Enterprise value (EV) is total company value minus the value of cash and investments.

EV = MV of common stock + MV of preferred stock + MV of debt - cash and investments

EV/EBITDA is an indication of company value, not equity value.

Example

  • Net income: 34.0
  • Interest expense: 7.62
  • Cash outflow for interest payments: 4.0
  • Depreciation and amortization: 17.2
  • Marginal tax rate: 25%
  • Cash and marketable securities: 8.9
  • Investments: 6.2
  • Price per common share on the Paris Stock Exchange: 13.8
  • Total number of shares issued: 20,000,000
  • Total number of shares in treasury stock: 1,320,000

The company's financial statements show that the only interest-paying liability assumed by the company is a 5-year $200MM note maturing in 3 years' time and currently trading at 4.13%. The note is paying semi-annual coupons and all interest payments have been met so far.

The company also has preferred stock that is not trading on any exchange. The book value of the preferred stock is $45. No preferred dividends are currently in arrears.

Solution:

1. Calculation of EBITDA

EBITDA = Net Income + Interest Expense + Depreciation and Amortization + Tax Expense
Tax Expense = (Net Income / (1 - Tax Rate)) - Net Income = [34.0 / (1 - 0.25)] - 34.0 = 11.3
EBITDA = 34.0 + 7.62 + 17.2 + 11.3 = 70.12

2. Calculation of Enterprise Value (EV)

Total market value of common stock = price per share of common stock x number of shares outstanding = Price per share x (shares issued - treasury stock) = 13.8 x (20,000,000 - 1,320,000) = 257.7 MM

Since the company's preferred stock is not publicly traded, we will use its book value for calculation of EV.

Semi-annual coupon on the bond = Cash outflow for interest payments / 2 = 4 / 2 = 2

We know:
the bond's term to maturity = 3 years
Yield to maturity = 4.13%
Semi-annual coupon payments = 2MM
Face Value = 200MM

Therefore, we can calculate the bond's total current market value = $188.1.

EV = Total market value of common stock + Total market value of preferred stock + Total market value of debt - Cash balances - Investments = 257.7 + 45.0 + 188.1 - 8.9 - 6.2 = 475.7.

3. Calculation of EV/EBITDA ratio

EV/EBITDA = 475.7 / 70.12 = 6.78

Advantages:

  • EBITDA is more often positive than net income.
  • By adding back depreciation and amortization, EBITDA does not vary according to the depreciation method used.
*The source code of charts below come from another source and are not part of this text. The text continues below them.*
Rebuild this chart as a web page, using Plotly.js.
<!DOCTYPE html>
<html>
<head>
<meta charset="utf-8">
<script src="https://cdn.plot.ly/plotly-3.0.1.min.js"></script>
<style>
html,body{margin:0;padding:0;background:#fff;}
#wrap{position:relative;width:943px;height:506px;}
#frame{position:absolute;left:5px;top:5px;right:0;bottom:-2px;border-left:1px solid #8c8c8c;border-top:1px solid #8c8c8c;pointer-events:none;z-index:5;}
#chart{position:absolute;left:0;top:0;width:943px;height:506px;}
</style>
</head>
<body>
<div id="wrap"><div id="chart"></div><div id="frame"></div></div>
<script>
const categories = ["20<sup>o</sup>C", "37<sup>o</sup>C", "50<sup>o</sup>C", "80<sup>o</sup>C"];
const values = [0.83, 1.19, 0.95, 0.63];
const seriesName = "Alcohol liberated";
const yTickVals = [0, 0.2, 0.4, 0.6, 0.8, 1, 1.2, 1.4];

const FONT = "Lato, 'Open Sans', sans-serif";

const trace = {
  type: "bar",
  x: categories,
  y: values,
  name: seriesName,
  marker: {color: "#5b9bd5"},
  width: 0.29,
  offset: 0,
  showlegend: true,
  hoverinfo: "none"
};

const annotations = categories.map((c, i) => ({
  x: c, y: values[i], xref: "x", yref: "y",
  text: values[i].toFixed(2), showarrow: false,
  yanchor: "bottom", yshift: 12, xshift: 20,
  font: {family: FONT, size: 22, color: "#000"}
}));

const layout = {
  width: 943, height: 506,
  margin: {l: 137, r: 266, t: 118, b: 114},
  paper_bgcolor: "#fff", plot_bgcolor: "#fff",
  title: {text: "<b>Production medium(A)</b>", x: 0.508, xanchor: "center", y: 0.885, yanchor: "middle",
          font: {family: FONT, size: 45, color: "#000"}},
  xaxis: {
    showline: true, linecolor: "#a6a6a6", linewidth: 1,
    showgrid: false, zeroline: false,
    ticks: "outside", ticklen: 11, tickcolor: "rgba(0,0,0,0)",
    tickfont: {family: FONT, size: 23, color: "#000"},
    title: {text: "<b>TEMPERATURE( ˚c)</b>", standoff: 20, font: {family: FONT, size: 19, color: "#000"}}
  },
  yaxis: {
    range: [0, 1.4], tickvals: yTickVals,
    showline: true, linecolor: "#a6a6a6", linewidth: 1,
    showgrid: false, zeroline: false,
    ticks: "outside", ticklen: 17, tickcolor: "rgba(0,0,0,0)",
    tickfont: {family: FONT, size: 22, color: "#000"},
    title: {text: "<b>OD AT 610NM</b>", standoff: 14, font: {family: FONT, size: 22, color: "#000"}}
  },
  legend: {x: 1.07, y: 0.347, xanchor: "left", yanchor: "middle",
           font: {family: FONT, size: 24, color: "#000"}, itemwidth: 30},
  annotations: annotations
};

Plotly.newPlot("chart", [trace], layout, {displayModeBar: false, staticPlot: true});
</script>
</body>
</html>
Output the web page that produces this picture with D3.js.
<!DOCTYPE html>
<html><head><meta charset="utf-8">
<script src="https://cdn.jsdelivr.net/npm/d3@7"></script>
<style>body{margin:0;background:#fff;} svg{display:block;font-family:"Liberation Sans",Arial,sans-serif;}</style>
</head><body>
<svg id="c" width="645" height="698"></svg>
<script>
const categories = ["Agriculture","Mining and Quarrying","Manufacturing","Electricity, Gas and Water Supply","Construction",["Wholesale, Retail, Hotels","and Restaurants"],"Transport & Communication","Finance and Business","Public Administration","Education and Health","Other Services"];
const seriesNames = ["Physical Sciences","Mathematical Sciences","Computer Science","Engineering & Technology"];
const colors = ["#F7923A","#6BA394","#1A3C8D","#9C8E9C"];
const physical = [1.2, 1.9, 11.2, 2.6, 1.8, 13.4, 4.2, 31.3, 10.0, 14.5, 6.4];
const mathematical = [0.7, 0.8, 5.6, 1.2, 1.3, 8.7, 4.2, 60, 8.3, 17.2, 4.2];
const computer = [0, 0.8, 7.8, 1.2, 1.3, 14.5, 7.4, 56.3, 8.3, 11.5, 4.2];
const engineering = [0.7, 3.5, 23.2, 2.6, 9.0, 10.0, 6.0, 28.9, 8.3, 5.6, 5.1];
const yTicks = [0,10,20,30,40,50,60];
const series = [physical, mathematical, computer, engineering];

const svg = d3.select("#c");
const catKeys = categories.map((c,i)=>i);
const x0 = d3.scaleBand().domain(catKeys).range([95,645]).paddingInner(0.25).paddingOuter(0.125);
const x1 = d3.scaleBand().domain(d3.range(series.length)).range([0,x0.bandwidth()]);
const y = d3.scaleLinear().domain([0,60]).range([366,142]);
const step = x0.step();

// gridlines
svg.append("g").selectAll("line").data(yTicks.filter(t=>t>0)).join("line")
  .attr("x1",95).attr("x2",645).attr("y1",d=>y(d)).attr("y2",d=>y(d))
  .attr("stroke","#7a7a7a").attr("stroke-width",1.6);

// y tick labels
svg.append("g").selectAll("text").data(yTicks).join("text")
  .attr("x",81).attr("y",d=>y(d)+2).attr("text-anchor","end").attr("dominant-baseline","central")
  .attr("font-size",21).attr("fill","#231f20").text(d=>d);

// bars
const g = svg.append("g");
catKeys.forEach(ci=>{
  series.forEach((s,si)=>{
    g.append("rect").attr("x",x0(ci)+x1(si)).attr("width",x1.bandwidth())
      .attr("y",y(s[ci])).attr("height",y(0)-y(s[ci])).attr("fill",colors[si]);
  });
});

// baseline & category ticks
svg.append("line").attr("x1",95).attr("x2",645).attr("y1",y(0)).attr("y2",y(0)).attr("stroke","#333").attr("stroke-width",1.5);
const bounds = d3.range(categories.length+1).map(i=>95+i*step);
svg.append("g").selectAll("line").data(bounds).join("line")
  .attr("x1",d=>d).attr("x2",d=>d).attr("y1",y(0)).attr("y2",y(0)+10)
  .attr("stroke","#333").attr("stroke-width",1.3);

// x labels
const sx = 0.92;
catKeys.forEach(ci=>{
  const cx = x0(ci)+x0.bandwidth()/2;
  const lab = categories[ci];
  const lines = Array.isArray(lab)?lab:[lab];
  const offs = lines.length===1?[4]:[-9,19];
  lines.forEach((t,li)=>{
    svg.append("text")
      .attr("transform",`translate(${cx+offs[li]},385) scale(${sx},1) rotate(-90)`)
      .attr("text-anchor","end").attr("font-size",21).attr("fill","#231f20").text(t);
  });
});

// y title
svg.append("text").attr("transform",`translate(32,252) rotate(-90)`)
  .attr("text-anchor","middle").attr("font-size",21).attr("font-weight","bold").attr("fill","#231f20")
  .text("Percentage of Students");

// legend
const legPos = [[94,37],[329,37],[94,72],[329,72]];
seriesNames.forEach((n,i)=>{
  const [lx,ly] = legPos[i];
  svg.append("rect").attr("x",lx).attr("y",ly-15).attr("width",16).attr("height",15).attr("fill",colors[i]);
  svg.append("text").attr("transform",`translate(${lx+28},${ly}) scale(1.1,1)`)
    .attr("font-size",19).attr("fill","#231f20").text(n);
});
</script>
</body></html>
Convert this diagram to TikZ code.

The EV/EBITDA ratio is often used for valuation of capital-intensive companies.
  • It is more appropriate than P/E for comparing companies with different financial leverage, since EBITDA is not influenced by interest expenses.

Disadvantages:

  • When capital expenditures do not equal depreciation, EBITDA is not a technically correct proxy to cash flow. This qualification to EBITDA comparisons can be meaningful for the capital-intensive businesses to which EV/EBITDA is often applied.
  • EBITDA includes non-cash revenues due to the accrual accounting principle.